Answer： Vertical Asymptote: x = 1 Horizontal Asymptote: y = 2/5 Hole: (-2, -4/15)

Explain This is a question about <how graphs of fractions work, especially where they might break or flatten out!> . The solving step is: First, I looked at the function: f(x) = (2(x+4)(x+2)) / (5(x+2)(x-1))

Finding Holes: I saw that (x+2) was on both the top (numerator) and the bottom (denominator). When a factor is on both the top and the bottom, it means there's a "hole" in the graph at the spot where that factor would be zero. So, if x+2 = 0, then x = -2. That's where our hole is! To find the 'y' part of the hole, I just "canceled" out the (x+2) parts. So the function became simpler: f(x) = (2(x+4)) / (5(x-1)) (but remember, it's not exactly the same at x = -2). Then I put x = -2 into the simpler function: y = (2(-2+4)) / (5(-2-1)) y = (2(2)) / (5(-3)) y = 4 / -15 So, the hole is at (-2, -4/15).

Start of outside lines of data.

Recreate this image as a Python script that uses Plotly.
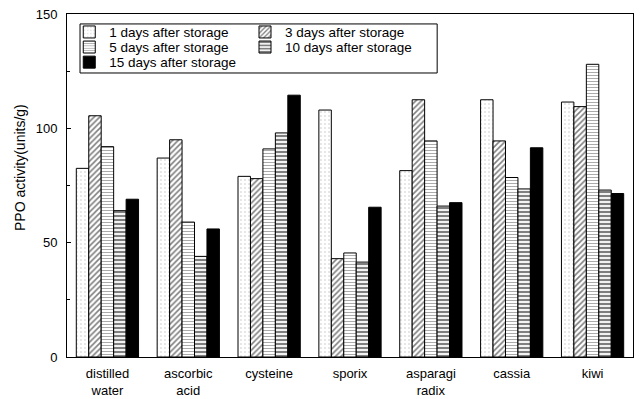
import plotly.graph_objects as go

categories = ["distilled<br>water", "ascorbic<br>acid", "cysteine", "sporix",
              "asparagi<br>radix", "cassia", "kiwi"]
series_names = ["1 days after storage", "3 days after storage", "5 days after storage",
                "10 days after storage", "15 days after storage"]
day1 = [82.5, 87, 79, 108, 81.5, 112.5, 111.5]
day3 = [105.5, 95, 78, 43, 112.5, 94.5, 109.5]
day5 = [92, 59, 91, 45.5, 94.5, 78.5, 128]
day10 = [64, 44, 98, 41.5, 66, 73.5, 73]
day15 = [69, 56, 114.5, 65.5, 67.5, 91.5, 71.5]

values = [day1, day3, day5, day10, day15]
patterns = [
    dict(shape=".", fgcolor="#8a8a8a", bgcolor="white", size=4, solidity=0.12),
    dict(shape="/", fgcolor="black", bgcolor="white", size=4, solidity=0.4),
    dict(shape="-", fgcolor="#444444", bgcolor="white", size=3, solidity=0.3),
    dict(shape="-", fgcolor="black", bgcolor="white", size=4, solidity=0.55),
    dict(shape="", fgcolor="black", bgcolor="black", solidity=1),
]
colors = ["white", "white", "white", "white", "black"]

# one legend per entry so the two-column block can be laid out row by row
legend_ids = ["legend", "legend2", "legend3", "legend4", "legend5"]
legend_x = [0.004, 0.3145, 0.004, 0.3145, 0.004]
legend_y = [0.947, 0.947, 0.903, 0.903, 0.859]

fig = go.Figure()
for name, vals, pat, col, lg in zip(series_names, values, patterns, colors, legend_ids):
    fig.add_trace(go.Bar(
        x=categories, y=vals, name=name, legend=lg,
        marker=dict(color=col, pattern=pat, line=dict(color="black", width=1)),
    ))

font = dict(family="Liberation Sans, Arial, sans-serif", size=12, color="black")

legend_layout = {}
for lg, lx, ly in zip(legend_ids, legend_x, legend_y):
    legend_layout[lg] = dict(x=lx, y=ly, xanchor="left", yanchor="middle",
                             bgcolor="rgba(0,0,0,0)", font=dict(size=13.5),
                             itemwidth=30, borderwidth=0)

fig.update_layout(
    width=644, height=399,
    margin=dict(l=67, r=11, t=14, b=42),
    paper_bgcolor="white", plot_bgcolor="white",
    barmode="group", bargap=0.23, bargroupgap=0,
    font=font,
    showlegend=True,
    shapes=[dict(type="rect", xref="paper", yref="paper",
                 x0=0.023, x1=0.654, y0=0.828, y1=0.971,
                 line=dict(color="black", width=1), fillcolor="rgba(0,0,0,0)")],
    annotations=[dict(text="PPO activity(units/g)", xref="paper", yref="paper",
                      x=-0.083, y=0.551, textangle=-90, showarrow=False,
                      font=dict(size=14), xanchor="center", yanchor="middle")],
    xaxis=dict(showline=True, linecolor="black", linewidth=1, mirror=True,
               ticks="", tickfont=dict(size=13), ticklabelstandoff=4,
               automargin=False),
    yaxis=dict(range=[0, 150], tickvals=[0, 50, 100, 150],
               showline=True, linecolor="black", linewidth=1, mirror=True,
               ticks="inside", ticklen=4, tickcolor="black",
               minor=dict(tickvals=[25, 75, 125], ticks="inside", ticklen=3, tickcolor="black"),
               showgrid=False, zeroline=False, automargin=False,
               tickfont=dict(size=13), ticklabelstandoff=6),
    **legend_layout,
)

fig.write_html("out.html")
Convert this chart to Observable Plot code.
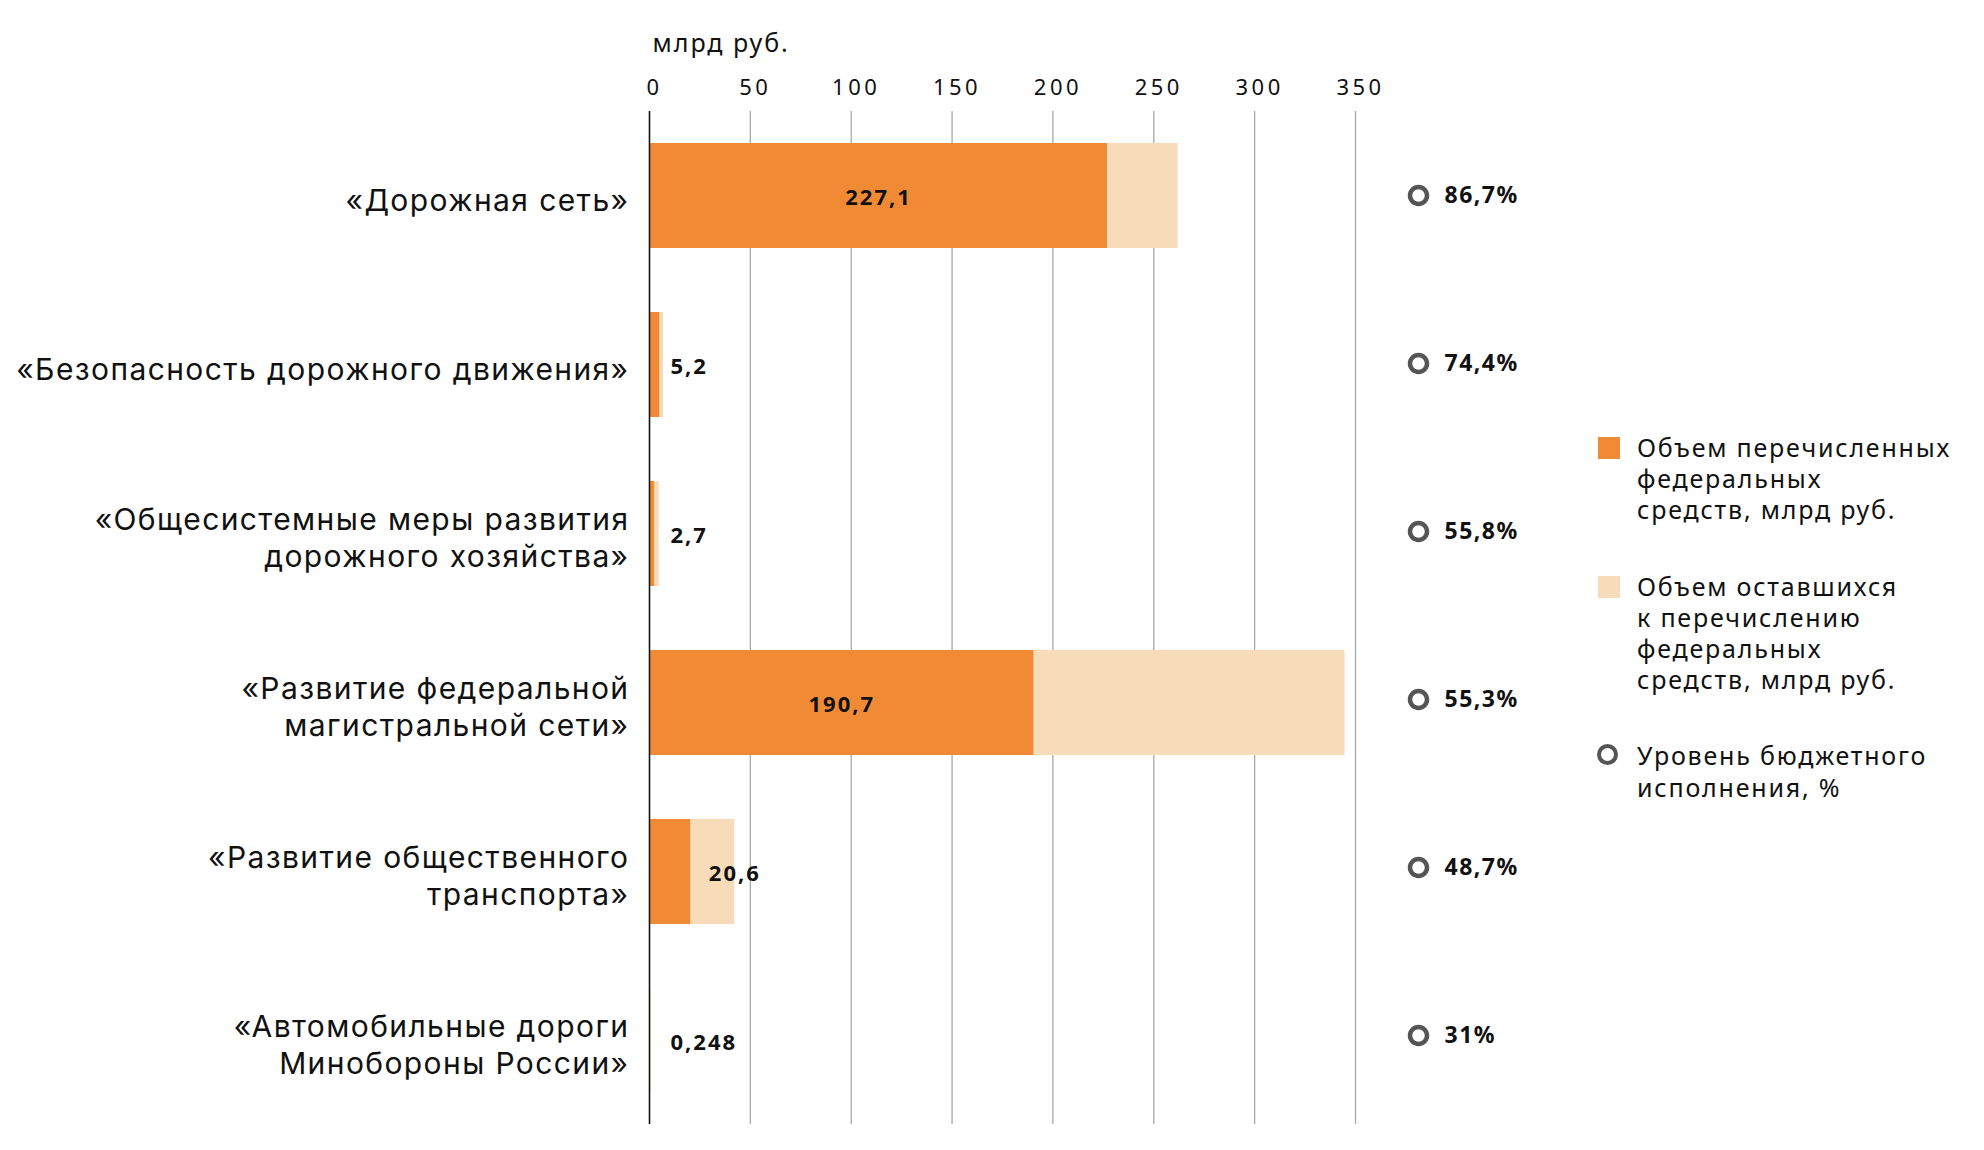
<!DOCTYPE html>
<html><head><meta charset="utf-8">
<script src="https://cdn.jsdelivr.net/npm/d3@7"></script>
<script src="https://cdn.jsdelivr.net/npm/@observablehq/plot@0.6"></script>
<style>
body{margin:0;background:#fff;font-family:"Noto Sans",sans-serif;color:#111;}
#wrap{position:relative;width:1984px;height:1150px;overflow:hidden;}
#chart,#pct{position:absolute;top:0;}
#chart{left:0;}
#pct{left:1400px;}
#chart g[aria-label="y-axis tick label"] text{letter-spacing:1.4px;font-family:Inter,"Noto Sans",sans-serif;}
#chart g[aria-label="x-axis tick label"] text{letter-spacing:3.5px;}
#chart g[aria-label="text"] text{letter-spacing:2px;}
#pct g[aria-label="text"] text{letter-spacing:1.5px;}
#legend{position:absolute;left:1598px;top:432px;width:386px;}
.item{position:relative;padding-left:39px;font-size:25px;line-height:31.2px;letter-spacing:1.8px;color:#111;margin-bottom:45px;white-space:nowrap;}
.sw{position:absolute;left:0;top:5px;width:22px;height:22px;}
.ring{position:absolute;left:-1px;top:4px;width:13px;height:13px;border:4.5px solid #555;border-radius:50%;}
</style></head><body>
<div id="wrap"><div id="chart"></div><div id="pct"></div><div id="legend"></div></div>
<script>
const categories = [
  "«Дорожная сеть»",
  "«Безопасность дорожного движения»",
  "«Общесистемные меры развития\nдорожного хозяйства»",
  "«Развитие федеральной\nмагистральной сети»",
  "«Развитие общественного\nтранспорта»",
  "«Автомобильные дороги\nМинобороны России»"
];
const transferred = [227.1, 5.2, 2.7, 190.7, 20.6, 0.248];
const remaining = [35.0, 1.8, 2.1, 154.1, 21.7, 0.55];
const valueLabels = ["227,1", "5,2", "2,7", "190,7", "20,6", "0,248"];
const execution = [86.7, 74.4, 55.8, 55.3, 48.7, 31];
const executionLabels = ["86,7%", "74,4%", "55,8%", "55,3%", "48,7%", "31%"];
const xTicks = [0, 50, 100, 150, 200, 250, 300, 350];
const axisTitle = "млрд руб.";
const legendLabels = [
  "Объем перечисленных<br>федеральных<br>средств, млрд руб.",
  "Объем оставшихся<br>к перечислению<br>федеральных<br>средств, млрд руб.",
  "Уровень бюджетного<br>исполнения, %"
];
const colors = {transferred: "#f08a35", remaining: "#f8dbb9", ring: "#555555", grid: "#a8a8a8"};

const rows = categories.map((c, i) => ({
  cat: c,
  transferred: transferred[i],
  total: transferred[i] + remaining[i],
  label: valueLabels[i],
  pct: execution[i],
  pctLabel: executionLabels[i]
}));

const yScale = {domain: categories, paddingInner: 0.38, paddingOuter: 0.174};
const big = rows.filter(d => d.transferred >= 100);
const mid = rows.filter(d => d.transferred >= 10 && d.transferred < 100);
const small = rows.filter(d => d.transferred < 10);
const valueStyle = {fontSize: 22, fontWeight: "bold", fill: "#111", dy: 2};

const chart = Plot.plot({
  width: 1984,
  height: 1150,
  marginLeft: 649,
  marginRight: 629,
  marginTop: 111,
  marginBottom: 26,
  style: {fontFamily: "'Noto Sans', sans-serif", color: "#111", background: "transparent"},
  x: {domain: [0, 350]},
  y: yScale,
  marks: [
    Plot.gridX(xTicks, {stroke: colors.grid, strokeOpacity: 1, strokeWidth: 1.3}),
    Plot.barX(rows, {y: "cat", x1: 0, x2: "transferred", fill: colors.transferred, insetTop: 0, insetBottom: 0}),
    Plot.barX(rows, {y: "cat", x1: "transferred", x2: "total", fill: colors.remaining, insetTop: 0, insetBottom: 0}),
    Plot.ruleX([0], {stroke: "#111", strokeWidth: 1.5}),
    Plot.axisX(xTicks, {anchor: "top", tickSize: 0, tickPadding: 17, fontSize: 22, dx: 5, tickFormat: d => String(d), label: null}),
    Plot.text([axisTitle], {frameAnchor: "top-left", dx: 3, dy: -77, textAnchor: "start", fontSize: 25, fill: "#111"}),
    Plot.axisY({anchor: "left", tickSize: 0, tickPadding: 20, fontSize: 30, lineHeight: 1.22, dy: 3, label: null}),
    Plot.text(big, {y: "cat", x: d => d.transferred / 2, text: "label", ...valueStyle}),
    Plot.text(mid, {y: "cat", x: "total", text: "label", ...valueStyle}),
    Plot.text(small, {y: "cat", x: 0, dx: 21, textAnchor: "start", text: "label", ...valueStyle})
  ]
});
document.getElementById("chart").appendChild(chart);

const pct = Plot.plot({
  width: 200,
  height: 1150,
  marginLeft: 0,
  marginRight: 0,
  marginTop: 111,
  marginBottom: 26,
  style: {fontFamily: "'Noto Sans', sans-serif", color: "#111", background: "transparent"},
  y: {...yScale, axis: null},
  marks: [
    Plot.dot(rows, {y: "cat", frameAnchor: "left", dx: 18, dy: -3, r: 8.5, stroke: colors.ring, strokeWidth: 4.5, fill: "none"}),
    Plot.text(rows, {y: "cat", frameAnchor: "left", dx: 44, dy: -3, textAnchor: "start", text: "pctLabel", fontSize: 23, fontWeight: "bold", fill: "#111"})
  ]
});
document.getElementById("pct").appendChild(pct);

const legend = document.getElementById("legend");
legendLabels.forEach((t, i) => {
  const div = document.createElement("div");
  div.className = "item";
  const mark = document.createElement("span");
  if (i < 2) {
    mark.className = "sw";
    mark.style.background = i === 0 ? colors.transferred : colors.remaining;
  } else {
    mark.className = "ring";
  }
  div.appendChild(mark);
  const span = document.createElement("span");
  span.innerHTML = t;
  div.appendChild(span);
  legend.appendChild(div);
});
</script>
</body></html>
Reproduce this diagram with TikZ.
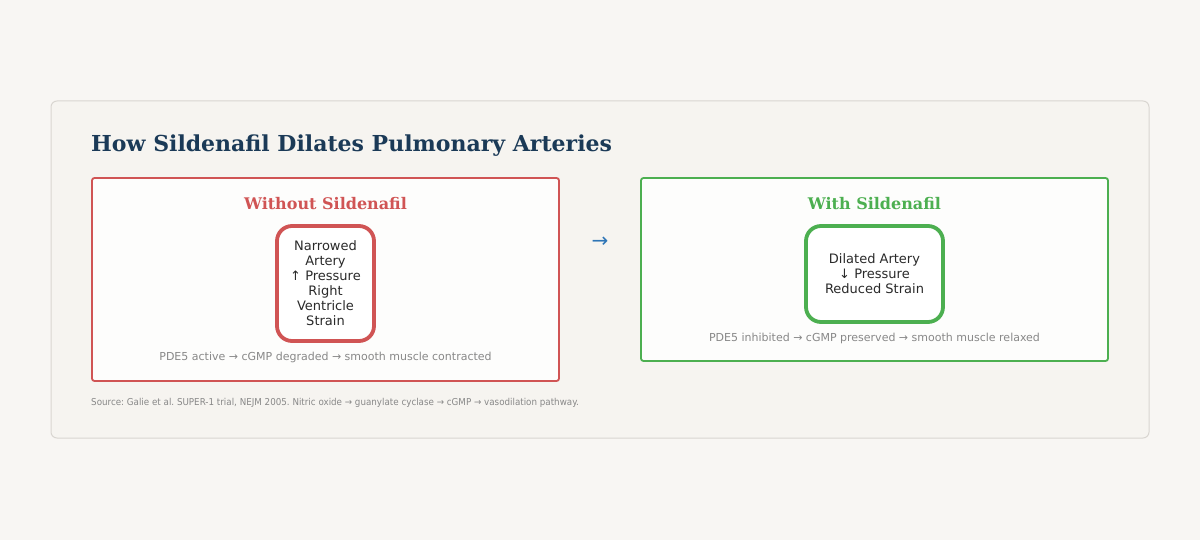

Finding Vertical Asymptotes: After I "canceled" out the (x+2) parts, the simplified function was f(x) = (2(x+4)) / (5(x-1)). A vertical asymptote happens when the bottom part (denominator) is zero, because you can't divide by zero! So, I looked at 5(x-1). If 5(x-1) = 0, then x-1 must be 0. That means x = 1. So, there's a vertical asymptote at x = 1.
Finding Horizontal Asymptotes: For this, I looked back at the original function or the simplified one, thinking about what happens when 'x' gets super, super big (like a million or a billion!). Original: f(x) = (2(x+4)(x+2)) / (5(x+2)(x-1)) If you multiply out the top, the biggest x part is 2 * x * x = 2x^2. If you multiply out the bottom, the biggest x part is 5 * x * x = 5x^2. Since the biggest x power is the same on the top and the bottom (they both have x^2), the horizontal asymptote is just the number in front of those x^2 terms, as a fraction. On top, it's 2. On the bottom, it's 5. So, the horizontal asymptote is y = 2/5.